What is the polar form of #( 4,9 )#?

Question

Aurora Alvarado · Accepted Answer

#(10, 66°)# in Polar Coordinates

To solve this question you must imagine a triangle that has a base distance of #4# and a height of #9#. We want to do this so that we can find out how far and at what angle the polar coordinates are and so that we can convert the current cartesian coordinates #(x,y)# to the polar coordinates #(r,θ)#. The triangle Base#=x = 4# Height#=y=9# Hypotenuse#=r# The angle between #r# and #x = θ# Use Pythagoras Theorem to find the hypotenuse (#r#) #r=sqrt(4^2+9^2)# #r=sqrt(97)=9.848857802# #r = 10# (1d.p) Use the Tangent Function to find the desired angle #tan(θ)=9/4# #θ = tan^-1(9/4)=66.03751103# #θ = 66°# (1d.p) #:.# the cartesian coordinates #(4,9)# are #(10, 66°)# in Polar Coordinates.

Elijah Abram · Answer

#(sqrt(97), arctan (4/9))#

The line joining the origin to the given point, that is the line joining #(0, 0)# to #(4, 9)#

is the hypotenuse of a right angled triangle with

the line along the x axis from #(0, 0)# to #(4, 0)#

and the line along the y axis from #(0, 0)# to #(0, 9)#

forming the other two sides that enclose the right angle.

The side on the x axis has length 4, and that on the y axis has length 9, so that, by the Pythagorean relationship, the length of the hypotenuse is

#sqrt(4^2 + 9^2) = sqrt(16 + 81) = sqrt (97)#

That is the modulus of the polar form, conventionally denoted by #r#.

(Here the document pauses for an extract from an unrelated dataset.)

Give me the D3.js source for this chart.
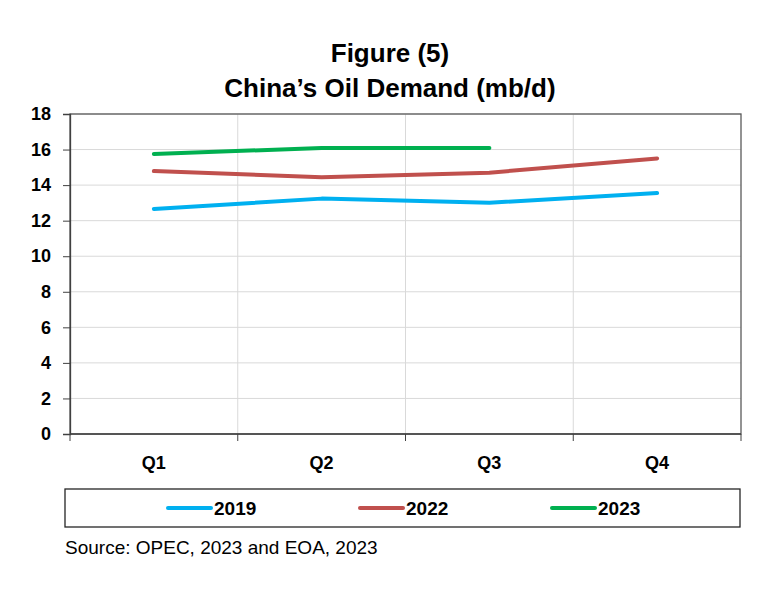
<!DOCTYPE html>
<html>
<head>
<meta charset="utf-8">
<script src="https://cdn.jsdelivr.net/npm/d3@7"></script>
<style>
  body { margin: 0; background: #fff; }
  svg text { font-family: "Liberation Sans", Arial, sans-serif; }
</style>
</head>
<body>
<div id="chart"></div>
<script>
const quarters = ['Q1', 'Q2', 'Q3', 'Q4'];
const years = ['2019', '2022', '2023'];
const demand2019 = [12.66, 13.24, 13.01, 13.55];
const demand2022 = [14.79, 14.44, 14.70, 15.50];
const demand2023 = [15.75, 16.09, 16.09];
const yTicks = [0, 2, 4, 6, 8, 10, 12, 14, 16, 18];
const lineColors = ['#00B0F0', '#C0504D', '#00B050'];

const width = 767, height = 593;
const plot = { left: 70, right: 741, top: 114, bottom: 434 };

const svg = d3.select('#chart').append('svg')
    .attr('width', width)
    .attr('height', height);

// titles
svg.append('text')
    .attr('x', 390).attr('y', 62)
    .attr('text-anchor', 'middle')
    .style('font-size', '26px').style('font-weight', 'bold')
    .text('Figure (5)');
svg.append('text')
    .attr('x', 390).attr('y', 97)
    .attr('text-anchor', 'middle')
    .style('font-size', '26px').style('font-weight', 'bold')
    .text('China\u2019s Oil Demand (mb/d)');

const x = d3.scaleBand()
    .domain(quarters)
    .range([plot.left, plot.right]);

const y = d3.scaleLinear()
    .domain([0, 18])
    .range([plot.bottom, plot.top]);

// gridlines
svg.append('g')
    .selectAll('line')
    .data(yTicks.slice(1))
    .join('line')
    .attr('x1', plot.left).attr('x2', plot.right)
    .attr('y1', d => y(d)).attr('y2', d => y(d))
    .attr('stroke', '#d9d9d9');

svg.append('g')
    .selectAll('line')
    .data(quarters.slice(1))
    .join('line')
    .attr('x1', d => x(d)).attr('x2', d => x(d))
    .attr('y1', plot.top).attr('y2', plot.bottom)
    .attr('stroke', '#d9d9d9');

// plot border
svg.append('rect')
    .attr('x', plot.left).attr('y', plot.top)
    .attr('width', plot.right - plot.left)
    .attr('height', plot.bottom - plot.top)
    .attr('fill', 'none')
    .attr('stroke', '#595959')
    .attr('stroke-width', 1.3);

// y axis
const yAxis = svg.append('g')
    .attr('transform', `translate(${plot.left},0)`)
    .call(d3.axisLeft(y).tickValues(yTicks).tickSize(7).tickPadding(12));
yAxis.select('.domain').attr('stroke', '#404040').attr('stroke-width', 1.3);
yAxis.selectAll('.tick line').attr('stroke', '#404040');
yAxis.selectAll('text')
    .style('font-size', '18px').style('font-weight', 'bold')
    .attr('fill', '#000');

// x axis: ticks at band edges
const xAxis = svg.append('g')
    .attr('transform', `translate(0,${plot.bottom})`);
xAxis.append('line')
    .attr('x1', plot.left).attr('x2', plot.right)
    .attr('stroke', '#404040').attr('stroke-width', 1.3);
xAxis.selectAll('.edge')
    .data(quarters.concat(['end']))
    .join('line')
    .attr('class', 'edge')
    .attr('x1', (d, i) => i < quarters.length ? x(d) : plot.right)
    .attr('x2', (d, i) => i < quarters.length ? x(d) : plot.right)
    .attr('y1', 0).attr('y2', 7)
    .attr('stroke', '#404040');
xAxis.selectAll('text')
    .data(quarters)
    .join('text')
    .attr('x', d => x(d) + x.bandwidth() / 2)
    .attr('y', 35)
    .attr('text-anchor', 'middle')
    .style('font-size', '18px').style('font-weight', 'bold')
    .text(d => d);

// lines
const series = [demand2019, demand2022, demand2023];
const line = d3.line()
    .x((d, i) => x(quarters[i]) + x.bandwidth() / 2)
    .y(d => y(d));

svg.append('g')
    .selectAll('path')
    .data(series)
    .join('path')
    .attr('d', line)
    .attr('fill', 'none')
    .attr('stroke', (d, i) => lineColors[i])
    .attr('stroke-width', 4)
    .attr('stroke-linecap', 'round')
    .attr('stroke-linejoin', 'round');

// legend
svg.append('rect')
    .attr('x', 65).attr('y', 489)
    .attr('width', 675).attr('height', 38)
    .attr('fill', 'none')
    .attr('stroke', '#262626')
    .attr('stroke-width', 1.3);

const legendX = [168, 360, 552];
const legend = svg.append('g')
    .selectAll('g')
    .data(years)
    .join('g')
    .attr('transform', (d, i) => `translate(${legendX[i]},508)`);
legend.append('line')
    .attr('x1', 0).attr('x2', 43)
    .attr('stroke', (d, i) => lineColors[i])
    .attr('stroke-width', 4)
    .attr('stroke-linecap', 'round');
legend.append('text')
    .attr('x', 46).attr('y', 7)
    .style('font-size', '19px').style('font-weight', 'bold')
    .text(d => d);

// source
svg.append('text')
    .attr('x', 65).attr('y', 554)
    .style('font-size', '19px')
    .text('Source: OPEC, 2023 and EOA, 2023');
</script>
</body>
</html>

The tangent of the angle (in radians, conventionally denoted by #theta#) between the hypotenuse and the positive x axis is #4/9# that is, #theta = arctan (4/9)#

so, the point has polar form #(r, theta)#

#(r, theta) = (sqrt(97), arctan (4/9))#

Charles Arocha · Answer

undefined To convert the Cartesian coordinates $(4, 9)$ to polar coordinates, we use the formulas:

$$ r = \sqrt{x^2 + y^2} $$
$$ \theta = \arctan\left(\frac{y}{x}\right) $$

Substitute $x = 4$ and $y = 9$ into these formulas:

$$ r = \sqrt{4^2 + 9^2} = \sqrt{16 + 81} = \sqrt{97} $$
$$ \theta = \arctan\left(\frac{9}{4}\right) $$

Now, to find $\theta$, you can use a calculator to find the arctan or inverse tangent of $\frac{9}{4}$.

So, the polar form of the point $(4, 9)$ is $(\sqrt{97}, \arctan\left(\frac{9}{4}\right))$.